The request:
In the lines below, output everything from the first line through the line containing "2.655, 2.80, 2.94, 3.09, 3.25, 3.415, 3.58]" exactly as it is. Pictures are not part of the output.

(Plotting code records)
[start]

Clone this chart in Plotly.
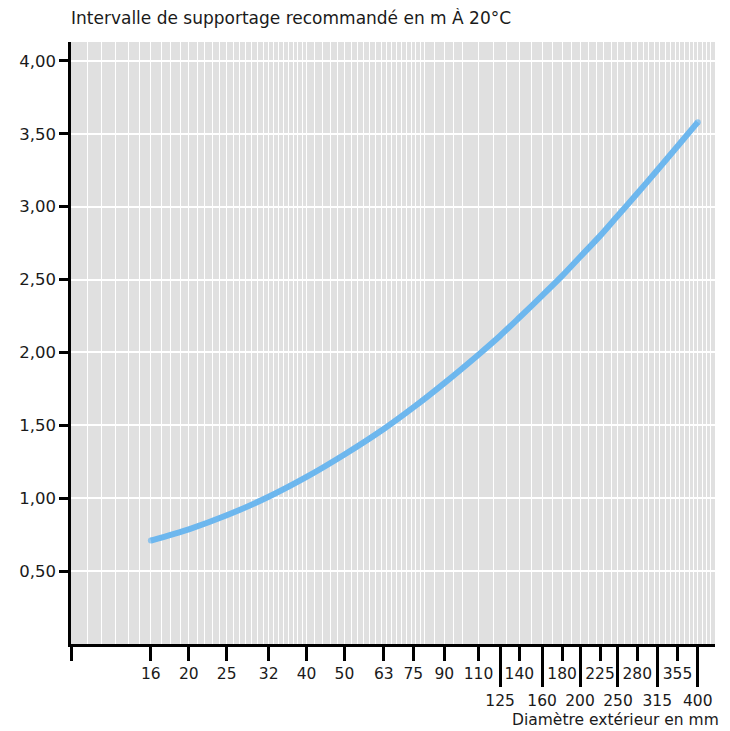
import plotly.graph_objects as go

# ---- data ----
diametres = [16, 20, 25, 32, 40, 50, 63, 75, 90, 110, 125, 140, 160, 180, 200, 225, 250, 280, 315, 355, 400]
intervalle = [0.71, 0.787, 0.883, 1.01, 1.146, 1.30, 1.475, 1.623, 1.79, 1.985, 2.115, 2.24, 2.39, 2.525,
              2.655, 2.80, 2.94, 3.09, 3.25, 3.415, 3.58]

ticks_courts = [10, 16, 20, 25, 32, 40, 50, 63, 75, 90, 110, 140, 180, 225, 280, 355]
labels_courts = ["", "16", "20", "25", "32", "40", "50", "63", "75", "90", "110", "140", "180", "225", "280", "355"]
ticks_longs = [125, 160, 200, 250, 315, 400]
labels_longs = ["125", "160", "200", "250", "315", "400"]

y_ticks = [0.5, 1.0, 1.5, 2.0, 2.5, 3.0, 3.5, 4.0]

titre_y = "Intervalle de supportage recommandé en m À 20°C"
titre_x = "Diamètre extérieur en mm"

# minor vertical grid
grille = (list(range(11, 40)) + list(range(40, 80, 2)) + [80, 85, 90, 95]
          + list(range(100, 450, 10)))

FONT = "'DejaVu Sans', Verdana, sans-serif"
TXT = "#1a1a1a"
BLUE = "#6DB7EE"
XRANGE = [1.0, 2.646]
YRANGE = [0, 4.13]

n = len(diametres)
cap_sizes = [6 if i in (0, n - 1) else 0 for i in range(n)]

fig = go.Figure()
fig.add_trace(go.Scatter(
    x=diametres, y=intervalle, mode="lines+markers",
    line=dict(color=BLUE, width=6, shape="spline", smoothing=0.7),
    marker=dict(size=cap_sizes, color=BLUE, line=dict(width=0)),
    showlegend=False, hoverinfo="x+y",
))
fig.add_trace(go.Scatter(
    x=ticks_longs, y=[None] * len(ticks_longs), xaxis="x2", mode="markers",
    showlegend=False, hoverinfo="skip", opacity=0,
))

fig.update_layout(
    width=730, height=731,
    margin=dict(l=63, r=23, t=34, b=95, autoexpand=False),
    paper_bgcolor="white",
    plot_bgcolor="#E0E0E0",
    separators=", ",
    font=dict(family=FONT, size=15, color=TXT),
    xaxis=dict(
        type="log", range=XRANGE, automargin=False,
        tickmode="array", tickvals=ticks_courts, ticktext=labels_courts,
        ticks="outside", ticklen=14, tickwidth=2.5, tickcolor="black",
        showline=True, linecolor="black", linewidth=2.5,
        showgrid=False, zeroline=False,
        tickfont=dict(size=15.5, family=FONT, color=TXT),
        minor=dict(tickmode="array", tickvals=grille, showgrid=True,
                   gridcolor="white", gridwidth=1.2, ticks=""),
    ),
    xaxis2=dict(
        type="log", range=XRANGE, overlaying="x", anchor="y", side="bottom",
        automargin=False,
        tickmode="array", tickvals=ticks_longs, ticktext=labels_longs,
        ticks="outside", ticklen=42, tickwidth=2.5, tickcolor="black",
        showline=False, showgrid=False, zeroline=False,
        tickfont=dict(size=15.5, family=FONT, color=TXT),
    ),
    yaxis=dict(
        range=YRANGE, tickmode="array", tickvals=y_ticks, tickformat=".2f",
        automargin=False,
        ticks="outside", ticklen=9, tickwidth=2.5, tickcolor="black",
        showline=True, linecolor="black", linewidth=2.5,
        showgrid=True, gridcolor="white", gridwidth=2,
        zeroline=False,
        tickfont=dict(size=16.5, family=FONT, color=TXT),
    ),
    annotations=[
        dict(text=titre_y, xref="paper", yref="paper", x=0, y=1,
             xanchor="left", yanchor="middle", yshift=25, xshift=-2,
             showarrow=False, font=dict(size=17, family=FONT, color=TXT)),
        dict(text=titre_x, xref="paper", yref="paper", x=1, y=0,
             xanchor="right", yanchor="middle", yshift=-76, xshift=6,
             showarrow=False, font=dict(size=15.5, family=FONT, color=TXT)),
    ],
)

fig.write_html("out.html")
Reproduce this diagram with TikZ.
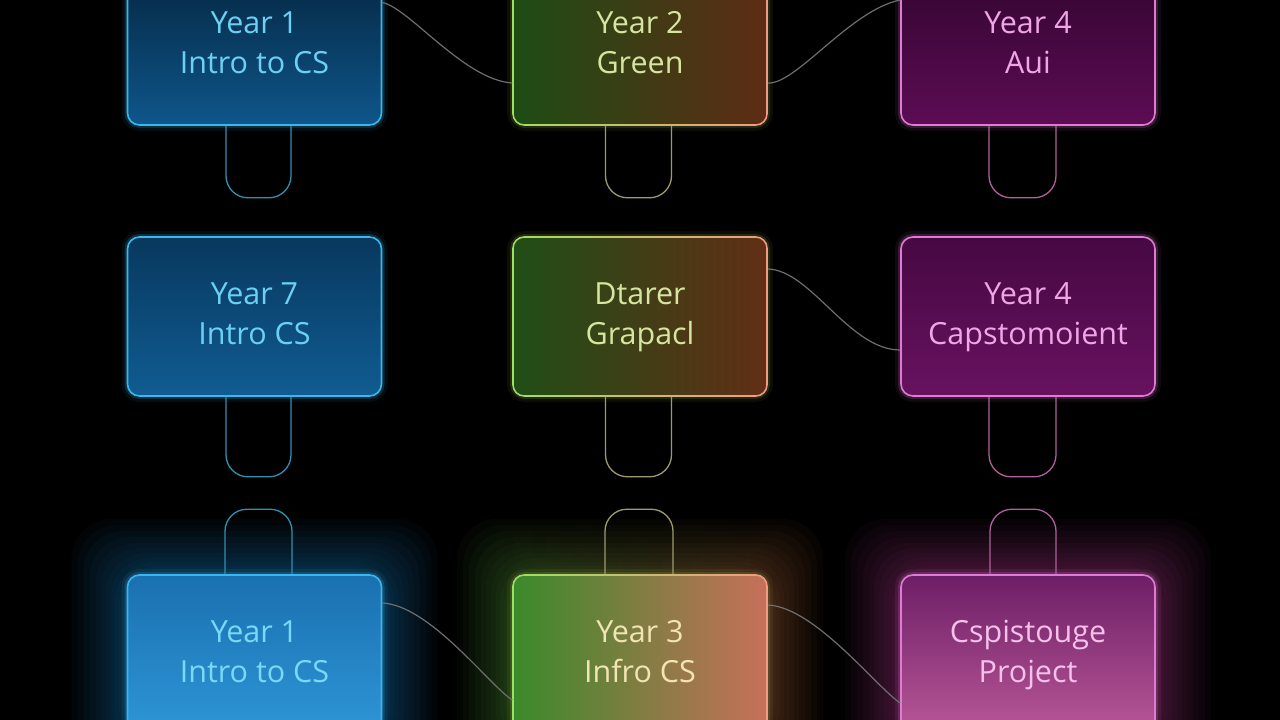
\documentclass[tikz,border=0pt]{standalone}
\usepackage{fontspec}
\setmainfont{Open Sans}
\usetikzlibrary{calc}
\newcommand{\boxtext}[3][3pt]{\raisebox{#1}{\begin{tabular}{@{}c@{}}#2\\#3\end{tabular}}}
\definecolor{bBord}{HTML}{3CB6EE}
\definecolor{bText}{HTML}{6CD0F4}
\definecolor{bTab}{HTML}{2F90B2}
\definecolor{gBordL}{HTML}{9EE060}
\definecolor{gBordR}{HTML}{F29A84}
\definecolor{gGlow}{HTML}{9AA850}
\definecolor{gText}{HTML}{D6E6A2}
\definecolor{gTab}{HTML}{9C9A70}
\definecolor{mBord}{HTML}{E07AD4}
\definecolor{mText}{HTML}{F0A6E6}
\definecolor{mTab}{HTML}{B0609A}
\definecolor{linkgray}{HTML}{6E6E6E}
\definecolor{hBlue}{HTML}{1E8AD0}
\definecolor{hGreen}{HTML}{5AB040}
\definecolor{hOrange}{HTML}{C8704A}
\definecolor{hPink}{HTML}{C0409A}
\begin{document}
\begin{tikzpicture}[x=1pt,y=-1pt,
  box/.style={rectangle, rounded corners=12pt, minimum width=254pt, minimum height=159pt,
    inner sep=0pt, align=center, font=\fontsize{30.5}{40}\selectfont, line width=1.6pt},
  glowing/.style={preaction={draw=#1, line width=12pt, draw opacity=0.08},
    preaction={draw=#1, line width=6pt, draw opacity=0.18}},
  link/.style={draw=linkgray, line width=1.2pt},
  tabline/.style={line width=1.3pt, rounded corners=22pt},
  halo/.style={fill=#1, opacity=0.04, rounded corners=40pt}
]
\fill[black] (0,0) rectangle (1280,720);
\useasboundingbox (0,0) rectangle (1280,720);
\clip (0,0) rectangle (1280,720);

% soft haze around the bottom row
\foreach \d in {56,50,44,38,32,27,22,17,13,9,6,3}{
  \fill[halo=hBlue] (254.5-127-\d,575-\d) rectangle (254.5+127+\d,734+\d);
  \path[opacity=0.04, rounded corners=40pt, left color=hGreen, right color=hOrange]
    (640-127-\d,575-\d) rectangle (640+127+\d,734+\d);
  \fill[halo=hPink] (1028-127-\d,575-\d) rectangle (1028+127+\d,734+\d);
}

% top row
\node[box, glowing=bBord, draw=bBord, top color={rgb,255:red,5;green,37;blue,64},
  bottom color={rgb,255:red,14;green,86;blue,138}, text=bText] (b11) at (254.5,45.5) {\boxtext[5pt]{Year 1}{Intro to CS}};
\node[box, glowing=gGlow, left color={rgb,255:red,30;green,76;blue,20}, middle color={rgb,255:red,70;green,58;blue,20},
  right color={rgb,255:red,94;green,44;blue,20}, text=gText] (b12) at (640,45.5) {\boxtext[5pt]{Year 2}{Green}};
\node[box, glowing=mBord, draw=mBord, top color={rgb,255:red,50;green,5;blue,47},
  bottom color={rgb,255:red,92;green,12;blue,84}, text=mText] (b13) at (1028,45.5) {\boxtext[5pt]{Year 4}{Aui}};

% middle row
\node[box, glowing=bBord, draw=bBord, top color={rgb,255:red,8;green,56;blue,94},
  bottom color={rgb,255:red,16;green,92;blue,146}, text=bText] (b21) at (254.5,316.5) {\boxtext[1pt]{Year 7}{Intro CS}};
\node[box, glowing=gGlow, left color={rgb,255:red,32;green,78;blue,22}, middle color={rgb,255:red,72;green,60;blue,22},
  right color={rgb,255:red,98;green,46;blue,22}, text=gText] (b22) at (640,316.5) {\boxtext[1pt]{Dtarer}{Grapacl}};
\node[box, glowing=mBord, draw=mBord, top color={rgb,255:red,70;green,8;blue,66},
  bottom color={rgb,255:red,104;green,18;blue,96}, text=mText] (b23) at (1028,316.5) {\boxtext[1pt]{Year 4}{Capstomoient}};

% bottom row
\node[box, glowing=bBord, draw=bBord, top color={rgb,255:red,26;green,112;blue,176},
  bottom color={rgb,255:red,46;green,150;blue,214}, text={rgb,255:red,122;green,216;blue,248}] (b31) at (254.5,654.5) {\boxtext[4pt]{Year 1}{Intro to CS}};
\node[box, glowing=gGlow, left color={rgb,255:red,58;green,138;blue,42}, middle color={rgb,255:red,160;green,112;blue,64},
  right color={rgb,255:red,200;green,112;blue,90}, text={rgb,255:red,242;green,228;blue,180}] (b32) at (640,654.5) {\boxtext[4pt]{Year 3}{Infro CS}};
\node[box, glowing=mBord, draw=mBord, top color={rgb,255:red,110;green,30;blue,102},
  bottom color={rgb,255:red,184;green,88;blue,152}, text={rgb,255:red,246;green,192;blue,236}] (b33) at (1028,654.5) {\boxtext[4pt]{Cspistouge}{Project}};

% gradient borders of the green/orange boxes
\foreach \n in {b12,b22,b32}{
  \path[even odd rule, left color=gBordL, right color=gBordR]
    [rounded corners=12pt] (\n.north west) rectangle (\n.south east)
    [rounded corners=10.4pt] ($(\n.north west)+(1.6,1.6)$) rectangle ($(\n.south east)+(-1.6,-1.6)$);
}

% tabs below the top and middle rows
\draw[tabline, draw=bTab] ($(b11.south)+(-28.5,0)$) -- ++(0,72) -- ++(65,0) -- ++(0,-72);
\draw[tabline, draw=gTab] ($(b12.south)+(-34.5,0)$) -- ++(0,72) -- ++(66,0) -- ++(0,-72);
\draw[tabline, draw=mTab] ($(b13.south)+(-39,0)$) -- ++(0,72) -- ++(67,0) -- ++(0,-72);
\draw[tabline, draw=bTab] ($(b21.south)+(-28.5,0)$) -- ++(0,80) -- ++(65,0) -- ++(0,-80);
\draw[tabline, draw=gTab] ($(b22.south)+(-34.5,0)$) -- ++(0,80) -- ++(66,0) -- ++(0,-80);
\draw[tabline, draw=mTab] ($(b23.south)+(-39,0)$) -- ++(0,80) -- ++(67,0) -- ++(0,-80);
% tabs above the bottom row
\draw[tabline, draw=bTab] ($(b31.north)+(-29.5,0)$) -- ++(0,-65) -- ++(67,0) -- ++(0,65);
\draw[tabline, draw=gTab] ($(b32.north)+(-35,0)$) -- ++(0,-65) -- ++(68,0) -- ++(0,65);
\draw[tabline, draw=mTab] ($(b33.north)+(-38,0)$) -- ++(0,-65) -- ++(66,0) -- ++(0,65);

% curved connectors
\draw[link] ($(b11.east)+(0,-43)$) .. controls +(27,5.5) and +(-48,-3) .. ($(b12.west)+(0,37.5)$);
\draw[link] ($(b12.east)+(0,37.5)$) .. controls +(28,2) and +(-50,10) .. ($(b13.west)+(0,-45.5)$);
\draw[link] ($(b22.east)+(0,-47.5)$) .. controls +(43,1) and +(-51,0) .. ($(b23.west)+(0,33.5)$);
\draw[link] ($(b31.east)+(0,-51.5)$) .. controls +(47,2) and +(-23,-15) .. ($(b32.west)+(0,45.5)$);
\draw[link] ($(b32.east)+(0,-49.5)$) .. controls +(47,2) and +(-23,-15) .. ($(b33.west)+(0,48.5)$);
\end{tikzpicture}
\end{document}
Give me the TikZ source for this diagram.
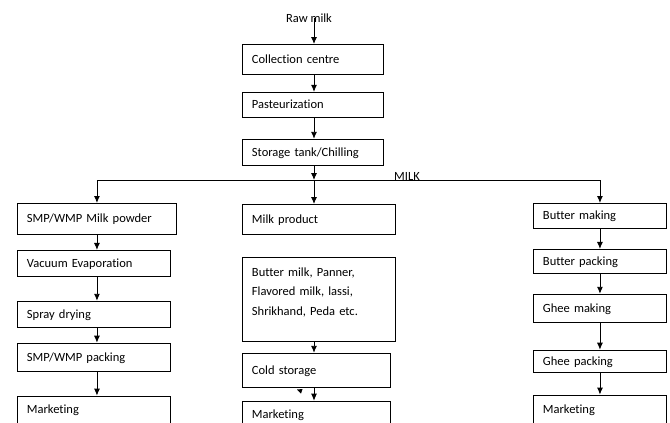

[end]

Written reply:
Clone this chart in Plotly.
import plotly.graph_objects as go

# ---- data ----
diametres = [16, 20, 25, 32, 40, 50, 63, 75, 90, 110, 125, 140, 160, 180, 200, 225, 250, 280, 315, 355, 400]
intervalle = [0.71, 0.787, 0.883, 1.01, 1.146, 1.30, 1.475, 1.623, 1.79, 1.985, 2.115, 2.24, 2.39, 2.525,
              2.655, 2.80, 2.94, 3.09, 3.25, 3.415, 3.58]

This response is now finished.